At Duke, for example, Darrow was drawn to Slavic studies at the height of the Cold War and, in 1980, visited the Soviet Union, where she became a "Cold War bride" to her first husband, a young photographer looking for a way out of the dysfunctional Communist bloc.
Growing up, Darrow saw at first hand that wars need not take place exclusively on battlefields between soldiers, but could just as easily take place in kitchens within families riven by culture and religion.
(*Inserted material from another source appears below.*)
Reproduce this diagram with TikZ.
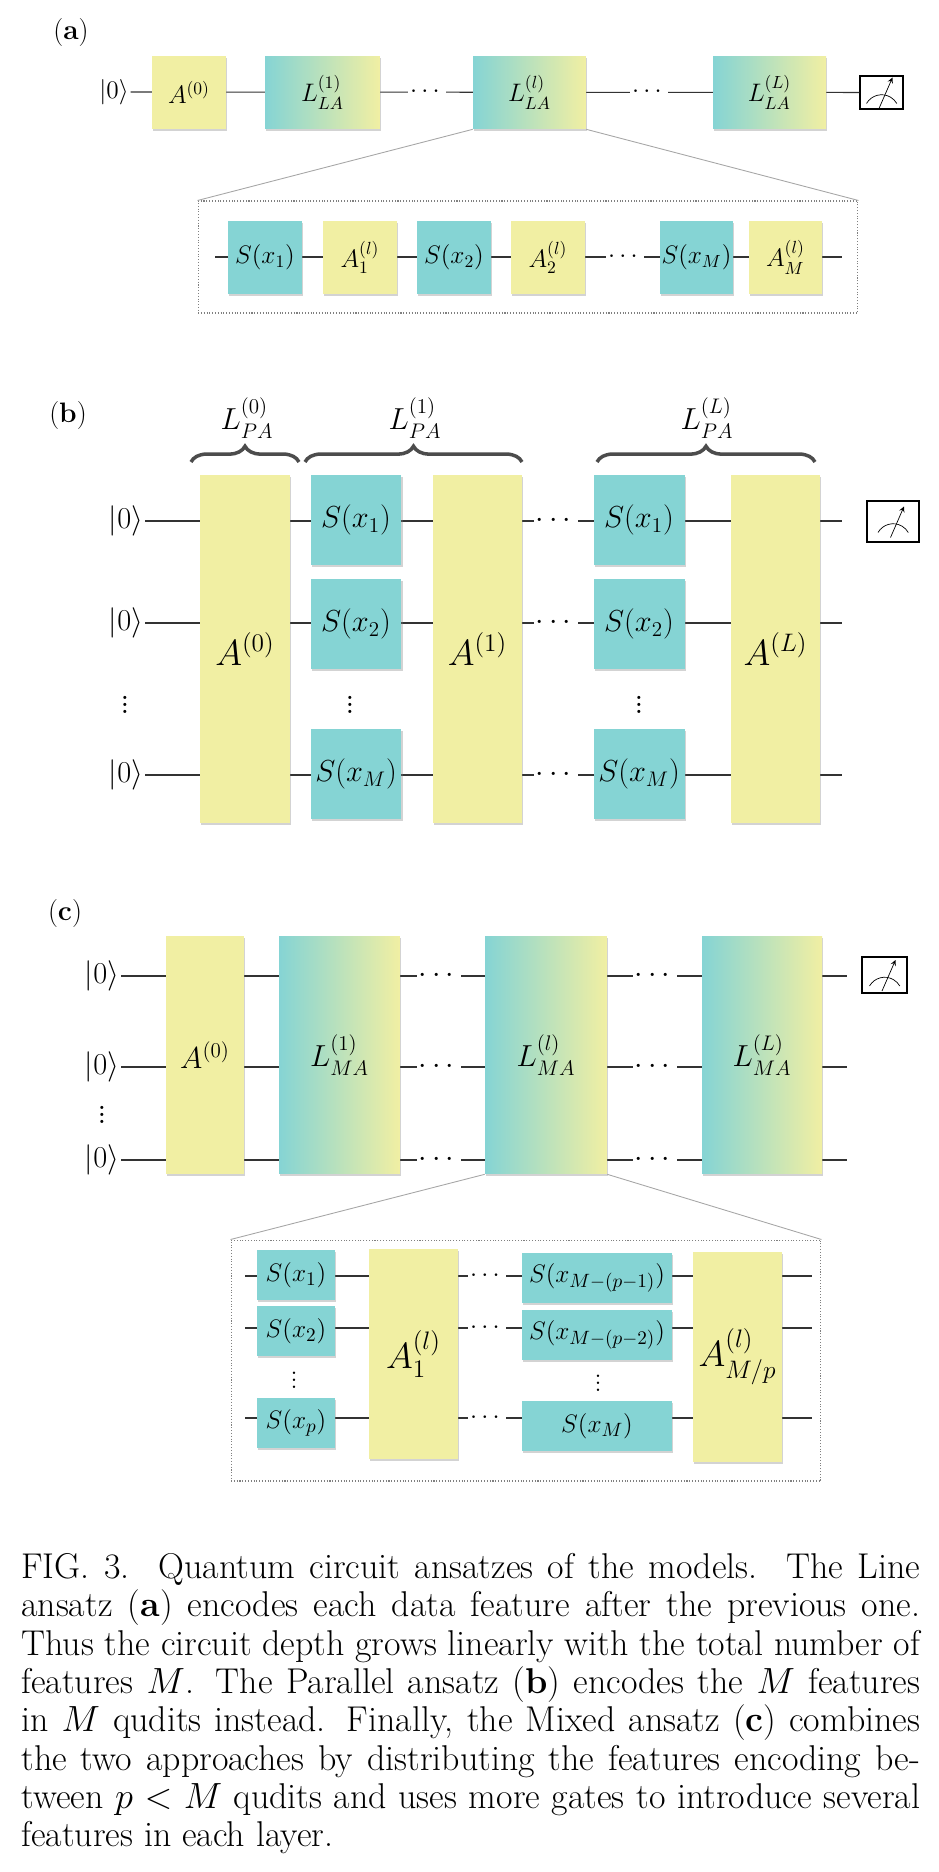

Most of her Jewish-American father's family was so displeased by his marriage to an Irish-Protestant wife that they refused to meet Siobhan, her mother, or her sisters.
In retrospect, Darrow believes it was this upbringing that left her comfortable amidst the chaos of warfare, a discovery she made only when writing a memoir of her reporting years, Flirting with Danger: Confessions of a Reluctant War Reporter (Anchor Books, 2002). "I was out there busy telling other people's stories, but I didn't really know my own and, on some level, didn't understand what was motivating me," she says. "When I decided to stop and take a more internal journey, I found during the writing process that the blueprint for the life I was leading came from my childhood, from growing up in a war zone of my own."
These days, Darrow finds herself in Los Angeles, having just graduated from a master's program in psychology at Antioch University and living with her current husband, a former New York Times China correspondent who first saw Darrow through her CNN broadcasts and courted her via e-mail before they ever met.
Now counseling students in a Santa Monica high school, Darrow still hasn't escaped war zones. Recently, she was trying to help her students cope with the death of a sixteen-year-old honor student killed by gang violence. "I have seen over and over how tenuous life is and how this kind of violence affects everybody and tears apart the fabric of a community," says Darrow. "I feel well-equipped to handle the pain."
Where once she reported on conflicts among armies, Darrow now works at the micro level to understand where conflict comes from in an individual and to study how it festers and grows in families, neighborhoods, and then between nations.
Looking ahead, Darrow says she sees a life dedicated to conflict resolution. In the short term, this may mean helping a couple on the verge of divorce learn not to demonize each other, to see that the other side has a history and a rationale for acting a certain way. Longer term, she would like to try to apply her skills on a more global level, no longer reporting on war, but trying to prevent it.